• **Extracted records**
————————
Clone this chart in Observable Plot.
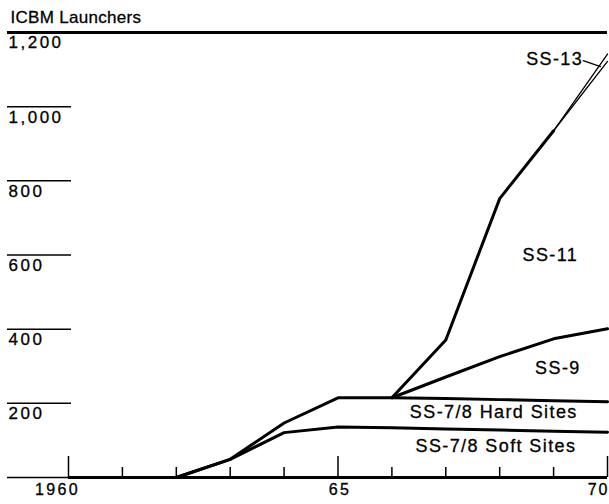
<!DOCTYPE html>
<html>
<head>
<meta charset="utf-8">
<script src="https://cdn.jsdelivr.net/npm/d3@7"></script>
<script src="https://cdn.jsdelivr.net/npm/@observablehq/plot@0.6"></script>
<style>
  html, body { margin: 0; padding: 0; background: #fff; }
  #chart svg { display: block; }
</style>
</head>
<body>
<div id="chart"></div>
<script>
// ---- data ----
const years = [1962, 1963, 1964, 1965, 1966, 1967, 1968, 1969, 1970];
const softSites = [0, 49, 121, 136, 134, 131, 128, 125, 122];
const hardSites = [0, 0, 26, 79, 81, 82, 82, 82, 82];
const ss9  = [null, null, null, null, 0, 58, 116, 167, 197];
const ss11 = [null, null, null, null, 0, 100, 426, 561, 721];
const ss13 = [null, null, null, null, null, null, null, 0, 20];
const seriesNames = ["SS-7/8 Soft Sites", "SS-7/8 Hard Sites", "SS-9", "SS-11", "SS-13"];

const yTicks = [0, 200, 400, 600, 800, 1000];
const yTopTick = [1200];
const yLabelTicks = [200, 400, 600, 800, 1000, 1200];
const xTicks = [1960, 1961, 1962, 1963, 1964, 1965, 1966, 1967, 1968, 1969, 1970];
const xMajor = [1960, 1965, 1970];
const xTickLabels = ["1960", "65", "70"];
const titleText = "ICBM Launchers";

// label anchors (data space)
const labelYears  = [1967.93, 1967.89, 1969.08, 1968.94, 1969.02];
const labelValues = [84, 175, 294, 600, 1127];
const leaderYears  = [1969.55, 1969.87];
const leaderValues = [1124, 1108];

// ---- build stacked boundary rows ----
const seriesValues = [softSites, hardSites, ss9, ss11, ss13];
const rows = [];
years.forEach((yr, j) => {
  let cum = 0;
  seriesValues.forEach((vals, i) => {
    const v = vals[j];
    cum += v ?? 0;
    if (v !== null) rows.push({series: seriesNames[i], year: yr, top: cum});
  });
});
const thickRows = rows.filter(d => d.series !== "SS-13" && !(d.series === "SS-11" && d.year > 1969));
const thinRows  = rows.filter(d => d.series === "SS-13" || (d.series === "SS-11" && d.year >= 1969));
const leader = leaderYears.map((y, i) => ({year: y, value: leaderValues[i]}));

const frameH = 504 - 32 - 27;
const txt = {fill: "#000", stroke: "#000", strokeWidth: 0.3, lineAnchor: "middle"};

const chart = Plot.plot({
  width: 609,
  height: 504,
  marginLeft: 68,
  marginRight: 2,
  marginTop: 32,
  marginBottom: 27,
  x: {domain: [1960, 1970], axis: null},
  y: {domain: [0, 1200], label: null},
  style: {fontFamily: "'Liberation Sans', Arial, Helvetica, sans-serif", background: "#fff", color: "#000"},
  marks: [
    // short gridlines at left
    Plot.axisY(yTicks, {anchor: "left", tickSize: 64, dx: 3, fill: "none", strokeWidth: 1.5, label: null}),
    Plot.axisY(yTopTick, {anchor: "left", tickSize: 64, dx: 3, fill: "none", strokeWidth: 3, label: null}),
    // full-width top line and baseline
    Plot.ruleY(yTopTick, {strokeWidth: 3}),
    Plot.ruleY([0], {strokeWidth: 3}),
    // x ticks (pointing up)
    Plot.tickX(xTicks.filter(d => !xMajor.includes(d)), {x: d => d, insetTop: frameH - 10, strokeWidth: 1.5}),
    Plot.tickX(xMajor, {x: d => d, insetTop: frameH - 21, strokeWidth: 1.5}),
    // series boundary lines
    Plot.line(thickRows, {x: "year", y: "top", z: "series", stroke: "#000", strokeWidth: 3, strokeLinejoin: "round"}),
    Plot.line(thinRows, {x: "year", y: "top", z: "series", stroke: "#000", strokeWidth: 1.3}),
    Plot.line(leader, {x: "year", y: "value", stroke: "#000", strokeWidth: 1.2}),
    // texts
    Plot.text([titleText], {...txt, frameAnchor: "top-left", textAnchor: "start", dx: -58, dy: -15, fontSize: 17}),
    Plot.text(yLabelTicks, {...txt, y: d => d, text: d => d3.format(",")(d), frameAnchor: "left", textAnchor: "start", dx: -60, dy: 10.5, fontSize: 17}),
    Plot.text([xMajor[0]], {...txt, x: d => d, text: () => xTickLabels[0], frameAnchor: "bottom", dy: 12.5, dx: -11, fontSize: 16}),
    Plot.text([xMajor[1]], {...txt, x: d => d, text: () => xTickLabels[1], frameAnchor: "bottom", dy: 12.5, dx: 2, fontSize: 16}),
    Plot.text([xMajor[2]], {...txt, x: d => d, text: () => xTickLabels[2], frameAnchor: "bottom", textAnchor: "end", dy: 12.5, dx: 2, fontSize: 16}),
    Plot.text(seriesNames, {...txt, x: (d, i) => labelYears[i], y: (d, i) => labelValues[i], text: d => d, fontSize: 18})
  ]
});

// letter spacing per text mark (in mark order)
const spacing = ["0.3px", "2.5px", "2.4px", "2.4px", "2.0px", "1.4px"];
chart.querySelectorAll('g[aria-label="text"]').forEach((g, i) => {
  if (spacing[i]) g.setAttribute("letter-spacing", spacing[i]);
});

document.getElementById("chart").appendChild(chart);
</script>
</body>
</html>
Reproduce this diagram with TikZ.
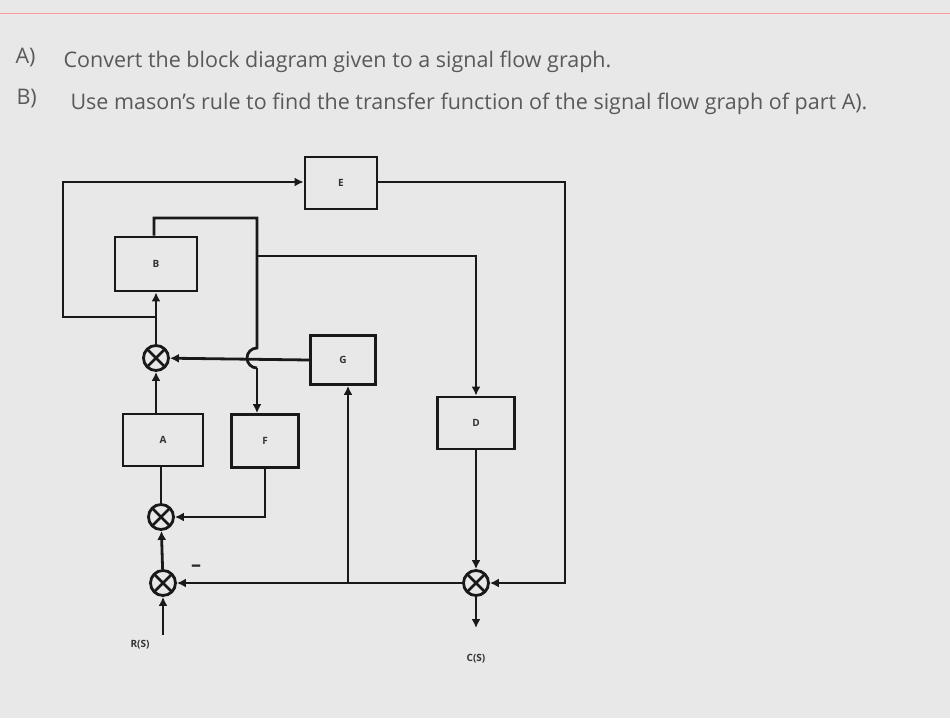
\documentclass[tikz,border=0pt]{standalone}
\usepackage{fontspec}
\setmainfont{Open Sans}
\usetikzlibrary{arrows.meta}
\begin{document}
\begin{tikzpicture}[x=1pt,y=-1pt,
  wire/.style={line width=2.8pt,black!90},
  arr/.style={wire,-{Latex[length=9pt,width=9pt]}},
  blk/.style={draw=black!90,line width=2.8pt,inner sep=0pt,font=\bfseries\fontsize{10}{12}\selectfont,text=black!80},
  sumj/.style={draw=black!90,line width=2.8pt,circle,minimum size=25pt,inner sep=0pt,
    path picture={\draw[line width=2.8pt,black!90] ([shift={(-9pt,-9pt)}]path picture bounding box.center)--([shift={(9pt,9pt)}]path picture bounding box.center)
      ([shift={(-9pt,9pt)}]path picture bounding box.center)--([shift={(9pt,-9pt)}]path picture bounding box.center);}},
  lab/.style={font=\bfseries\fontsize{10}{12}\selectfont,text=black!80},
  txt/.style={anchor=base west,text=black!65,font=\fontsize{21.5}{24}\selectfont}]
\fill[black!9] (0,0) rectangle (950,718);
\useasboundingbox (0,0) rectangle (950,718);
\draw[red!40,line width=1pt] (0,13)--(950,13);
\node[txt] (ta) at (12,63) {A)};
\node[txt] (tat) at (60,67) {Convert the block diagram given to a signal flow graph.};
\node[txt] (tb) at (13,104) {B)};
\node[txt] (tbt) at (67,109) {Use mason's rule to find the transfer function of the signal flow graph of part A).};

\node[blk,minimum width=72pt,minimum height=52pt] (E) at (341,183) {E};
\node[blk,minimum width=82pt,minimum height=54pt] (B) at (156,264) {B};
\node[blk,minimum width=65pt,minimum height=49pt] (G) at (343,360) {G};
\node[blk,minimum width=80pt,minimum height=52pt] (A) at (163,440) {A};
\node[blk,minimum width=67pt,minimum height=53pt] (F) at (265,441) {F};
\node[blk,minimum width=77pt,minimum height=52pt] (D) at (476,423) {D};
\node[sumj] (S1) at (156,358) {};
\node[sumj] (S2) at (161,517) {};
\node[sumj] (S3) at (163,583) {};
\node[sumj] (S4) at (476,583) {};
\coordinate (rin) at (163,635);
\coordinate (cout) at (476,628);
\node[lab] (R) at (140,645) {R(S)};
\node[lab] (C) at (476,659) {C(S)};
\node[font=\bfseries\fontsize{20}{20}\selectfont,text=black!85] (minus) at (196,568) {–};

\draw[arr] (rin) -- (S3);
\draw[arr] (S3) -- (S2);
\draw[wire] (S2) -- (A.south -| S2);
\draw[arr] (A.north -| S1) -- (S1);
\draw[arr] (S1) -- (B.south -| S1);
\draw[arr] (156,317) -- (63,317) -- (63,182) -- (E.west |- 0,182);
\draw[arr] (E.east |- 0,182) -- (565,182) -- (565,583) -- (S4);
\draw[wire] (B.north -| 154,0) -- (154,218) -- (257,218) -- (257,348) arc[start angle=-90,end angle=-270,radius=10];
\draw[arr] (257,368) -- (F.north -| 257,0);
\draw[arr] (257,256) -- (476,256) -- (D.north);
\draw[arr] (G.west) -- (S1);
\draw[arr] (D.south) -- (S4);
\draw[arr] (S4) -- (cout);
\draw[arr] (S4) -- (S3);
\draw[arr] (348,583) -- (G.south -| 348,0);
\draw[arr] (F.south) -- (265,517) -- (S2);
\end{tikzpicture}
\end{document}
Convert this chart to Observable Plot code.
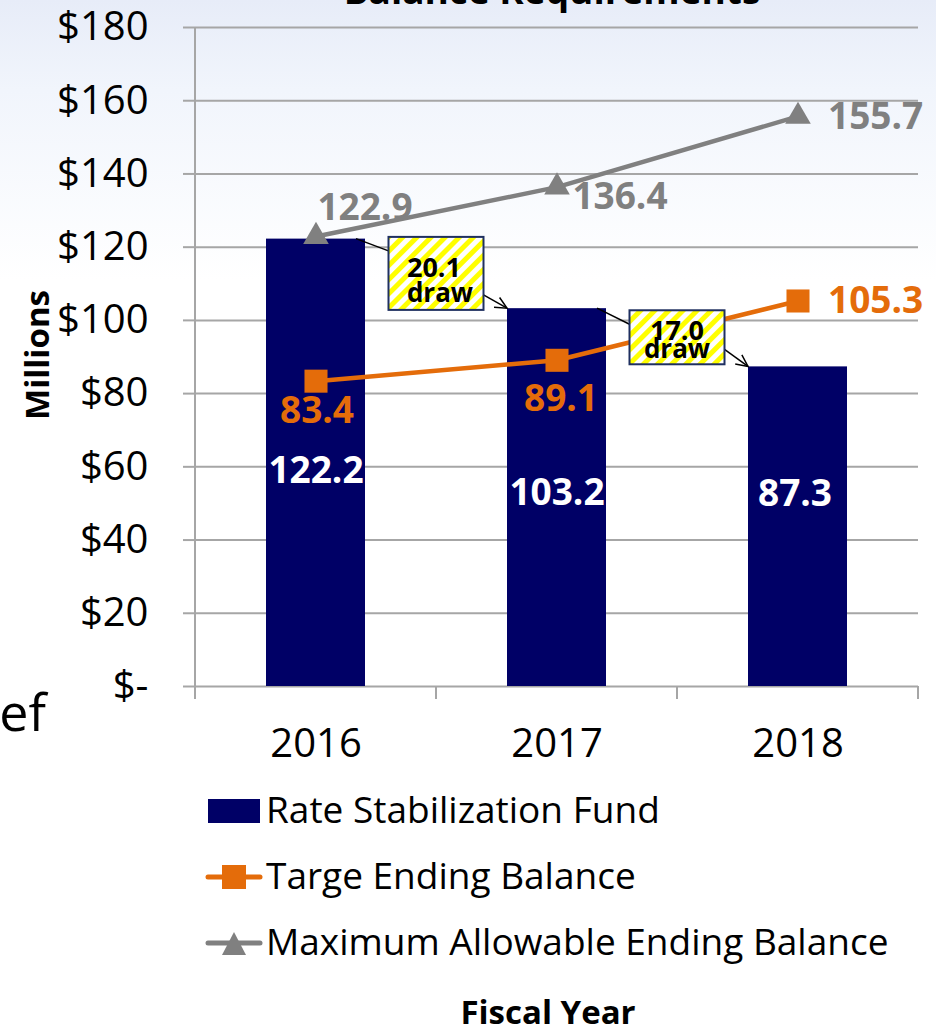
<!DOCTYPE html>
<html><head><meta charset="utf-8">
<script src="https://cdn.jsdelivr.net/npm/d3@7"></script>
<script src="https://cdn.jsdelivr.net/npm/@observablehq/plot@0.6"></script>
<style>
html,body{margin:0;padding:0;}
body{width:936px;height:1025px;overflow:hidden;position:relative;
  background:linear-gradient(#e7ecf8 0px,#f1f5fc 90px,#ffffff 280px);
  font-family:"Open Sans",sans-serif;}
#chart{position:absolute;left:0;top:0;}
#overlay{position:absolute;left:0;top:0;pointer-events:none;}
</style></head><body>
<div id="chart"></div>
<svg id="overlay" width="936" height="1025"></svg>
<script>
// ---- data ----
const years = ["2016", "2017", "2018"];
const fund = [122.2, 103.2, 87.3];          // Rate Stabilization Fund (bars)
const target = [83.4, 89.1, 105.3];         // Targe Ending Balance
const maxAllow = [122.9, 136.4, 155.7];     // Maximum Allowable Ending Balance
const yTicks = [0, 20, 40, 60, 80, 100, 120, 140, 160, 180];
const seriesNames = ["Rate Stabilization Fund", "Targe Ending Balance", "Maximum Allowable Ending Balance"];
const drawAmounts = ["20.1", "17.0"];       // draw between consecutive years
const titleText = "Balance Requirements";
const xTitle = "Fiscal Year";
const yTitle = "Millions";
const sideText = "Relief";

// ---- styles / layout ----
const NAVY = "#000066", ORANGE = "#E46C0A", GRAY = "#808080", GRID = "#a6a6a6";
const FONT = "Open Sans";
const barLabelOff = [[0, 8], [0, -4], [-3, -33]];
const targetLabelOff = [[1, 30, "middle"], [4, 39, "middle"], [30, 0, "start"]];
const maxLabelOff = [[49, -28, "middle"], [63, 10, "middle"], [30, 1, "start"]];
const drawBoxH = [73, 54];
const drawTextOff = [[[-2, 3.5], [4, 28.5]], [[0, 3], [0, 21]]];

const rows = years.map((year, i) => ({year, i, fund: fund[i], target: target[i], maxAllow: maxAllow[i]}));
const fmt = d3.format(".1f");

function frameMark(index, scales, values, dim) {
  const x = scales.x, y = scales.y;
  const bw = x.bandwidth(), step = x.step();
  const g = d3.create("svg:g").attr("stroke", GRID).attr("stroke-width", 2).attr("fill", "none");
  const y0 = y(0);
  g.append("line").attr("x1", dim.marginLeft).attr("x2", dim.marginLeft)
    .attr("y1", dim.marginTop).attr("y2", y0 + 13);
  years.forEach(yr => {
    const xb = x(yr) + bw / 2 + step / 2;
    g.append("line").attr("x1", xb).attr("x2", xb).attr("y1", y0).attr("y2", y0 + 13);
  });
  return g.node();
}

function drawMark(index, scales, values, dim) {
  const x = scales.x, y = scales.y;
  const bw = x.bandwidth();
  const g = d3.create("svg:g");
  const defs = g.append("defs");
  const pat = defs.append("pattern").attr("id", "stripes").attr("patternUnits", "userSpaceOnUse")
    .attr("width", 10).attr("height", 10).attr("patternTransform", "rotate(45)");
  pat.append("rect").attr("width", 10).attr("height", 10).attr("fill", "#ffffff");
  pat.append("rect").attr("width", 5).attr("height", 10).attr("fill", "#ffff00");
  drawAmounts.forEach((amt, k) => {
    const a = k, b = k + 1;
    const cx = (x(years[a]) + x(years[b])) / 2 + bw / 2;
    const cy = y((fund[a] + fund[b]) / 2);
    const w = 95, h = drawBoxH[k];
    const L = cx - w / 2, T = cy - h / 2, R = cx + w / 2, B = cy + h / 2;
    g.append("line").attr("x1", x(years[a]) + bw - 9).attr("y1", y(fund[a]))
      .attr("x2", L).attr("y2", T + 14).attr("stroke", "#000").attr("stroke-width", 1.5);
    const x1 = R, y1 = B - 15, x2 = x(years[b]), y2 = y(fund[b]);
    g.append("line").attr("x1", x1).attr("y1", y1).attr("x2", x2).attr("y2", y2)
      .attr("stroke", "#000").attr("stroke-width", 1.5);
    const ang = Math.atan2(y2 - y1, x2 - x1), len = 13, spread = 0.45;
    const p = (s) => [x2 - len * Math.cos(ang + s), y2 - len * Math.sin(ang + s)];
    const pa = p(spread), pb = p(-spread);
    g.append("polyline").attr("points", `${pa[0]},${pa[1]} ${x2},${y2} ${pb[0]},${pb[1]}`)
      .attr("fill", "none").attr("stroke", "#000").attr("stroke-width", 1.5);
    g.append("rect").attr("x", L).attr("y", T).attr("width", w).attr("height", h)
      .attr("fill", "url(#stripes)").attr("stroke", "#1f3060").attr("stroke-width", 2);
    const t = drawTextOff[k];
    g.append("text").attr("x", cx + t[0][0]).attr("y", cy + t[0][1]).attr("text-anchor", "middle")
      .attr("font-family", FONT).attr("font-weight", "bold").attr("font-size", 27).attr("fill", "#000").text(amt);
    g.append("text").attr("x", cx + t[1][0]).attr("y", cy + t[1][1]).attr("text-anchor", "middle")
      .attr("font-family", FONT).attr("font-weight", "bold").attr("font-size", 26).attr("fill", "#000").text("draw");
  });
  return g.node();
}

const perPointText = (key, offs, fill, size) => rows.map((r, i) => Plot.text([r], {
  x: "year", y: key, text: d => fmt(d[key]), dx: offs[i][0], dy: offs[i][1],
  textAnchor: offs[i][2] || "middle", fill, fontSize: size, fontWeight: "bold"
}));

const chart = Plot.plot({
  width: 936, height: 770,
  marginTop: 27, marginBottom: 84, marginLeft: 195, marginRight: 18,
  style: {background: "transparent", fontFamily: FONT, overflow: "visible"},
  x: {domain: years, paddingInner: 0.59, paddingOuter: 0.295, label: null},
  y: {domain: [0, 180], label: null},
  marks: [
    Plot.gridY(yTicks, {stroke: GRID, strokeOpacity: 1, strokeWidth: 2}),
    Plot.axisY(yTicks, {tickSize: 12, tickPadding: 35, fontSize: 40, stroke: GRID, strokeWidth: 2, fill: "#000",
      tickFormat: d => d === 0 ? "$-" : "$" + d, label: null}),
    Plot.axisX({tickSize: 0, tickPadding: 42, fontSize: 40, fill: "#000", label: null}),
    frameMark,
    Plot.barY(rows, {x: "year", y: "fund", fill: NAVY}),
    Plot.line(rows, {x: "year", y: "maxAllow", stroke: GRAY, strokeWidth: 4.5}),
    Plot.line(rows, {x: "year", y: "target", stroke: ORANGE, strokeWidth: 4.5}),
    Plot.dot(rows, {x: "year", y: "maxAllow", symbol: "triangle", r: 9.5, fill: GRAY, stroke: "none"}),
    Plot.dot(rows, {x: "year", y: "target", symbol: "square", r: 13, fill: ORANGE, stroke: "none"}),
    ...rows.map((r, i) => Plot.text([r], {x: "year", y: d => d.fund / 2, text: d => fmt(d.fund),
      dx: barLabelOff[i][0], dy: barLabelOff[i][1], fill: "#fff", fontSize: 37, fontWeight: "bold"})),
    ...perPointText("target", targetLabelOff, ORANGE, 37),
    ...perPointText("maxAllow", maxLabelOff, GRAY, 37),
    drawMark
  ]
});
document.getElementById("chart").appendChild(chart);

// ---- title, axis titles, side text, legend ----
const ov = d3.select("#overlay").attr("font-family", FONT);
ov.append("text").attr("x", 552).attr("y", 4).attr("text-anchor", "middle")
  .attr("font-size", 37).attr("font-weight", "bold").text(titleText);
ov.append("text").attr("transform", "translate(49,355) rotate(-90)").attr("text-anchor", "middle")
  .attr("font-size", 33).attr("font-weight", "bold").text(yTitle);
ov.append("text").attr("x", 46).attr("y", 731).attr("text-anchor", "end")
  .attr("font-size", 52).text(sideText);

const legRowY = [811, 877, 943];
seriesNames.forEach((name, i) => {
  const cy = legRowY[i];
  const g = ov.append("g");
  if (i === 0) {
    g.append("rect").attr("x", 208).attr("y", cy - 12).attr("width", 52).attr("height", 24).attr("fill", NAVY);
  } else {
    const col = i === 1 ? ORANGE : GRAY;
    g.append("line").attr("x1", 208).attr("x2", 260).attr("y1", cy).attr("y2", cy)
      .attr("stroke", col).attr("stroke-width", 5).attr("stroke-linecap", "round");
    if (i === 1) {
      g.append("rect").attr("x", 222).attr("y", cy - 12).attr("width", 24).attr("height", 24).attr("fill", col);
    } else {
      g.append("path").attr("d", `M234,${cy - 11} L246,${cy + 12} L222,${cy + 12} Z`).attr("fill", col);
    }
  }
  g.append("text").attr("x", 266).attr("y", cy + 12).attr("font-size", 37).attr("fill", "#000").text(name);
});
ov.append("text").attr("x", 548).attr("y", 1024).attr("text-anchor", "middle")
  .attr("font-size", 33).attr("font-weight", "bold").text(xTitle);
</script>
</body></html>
————————
• **GOAL**
Among the records above, locate the line containing "Convert this chart to Observable Plot code." and the line containing "const drawTextOff = [[[-2, 3.5], [4, 28.5]], [[0, 3], [0, 21]]];", then transcribe exactly the lines starting at the first and ending at the second, with no pictures.

• **OUTPUT**
Convert this chart to Observable Plot code.
<!DOCTYPE html>
<html><head><meta charset="utf-8">
<script src="https://cdn.jsdelivr.net/npm/d3@7"></script>
<script src="https://cdn.jsdelivr.net/npm/@observablehq/plot@0.6"></script>
<style>
html,body{margin:0;padding:0;}
body{width:936px;height:1025px;overflow:hidden;position:relative;
  background:linear-gradient(#e7ecf8 0px,#f1f5fc 90px,#ffffff 280px);
  font-family:"Open Sans",sans-serif;}
#chart{position:absolute;left:0;top:0;}
#overlay{position:absolute;left:0;top:0;pointer-events:none;}
</style></head><body>
<div id="chart"></div>
<svg id="overlay" width="936" height="1025"></svg>
<script>
// ---- data ----
const years = ["2016", "2017", "2018"];
const fund = [122.2, 103.2, 87.3];          // Rate Stabilization Fund (bars)
const target = [83.4, 89.1, 105.3];         // Targe Ending Balance
const maxAllow = [122.9, 136.4, 155.7];     // Maximum Allowable Ending Balance
const yTicks = [0, 20, 40, 60, 80, 100, 120, 140, 160, 180];
const seriesNames = ["Rate Stabilization Fund", "Targe Ending Balance", "Maximum Allowable Ending Balance"];
const drawAmounts = ["20.1", "17.0"];       // draw between consecutive years
const titleText = "Balance Requirements";
const xTitle = "Fiscal Year";
const yTitle = "Millions";
const sideText = "Relief";

// ---- styles / layout ----
const NAVY = "#000066", ORANGE = "#E46C0A", GRAY = "#808080", GRID = "#a6a6a6";
const FONT = "Open Sans";
const barLabelOff = [[0, 8], [0, -4], [-3, -33]];
const targetLabelOff = [[1, 30, "middle"], [4, 39, "middle"], [30, 0, "start"]];
const maxLabelOff = [[49, -28, "middle"], [63, 10, "middle"], [30, 1, "start"]];
const drawBoxH = [73, 54];
const drawTextOff = [[[-2, 3.5], [4, 28.5]], [[0, 3], [0, 21]]];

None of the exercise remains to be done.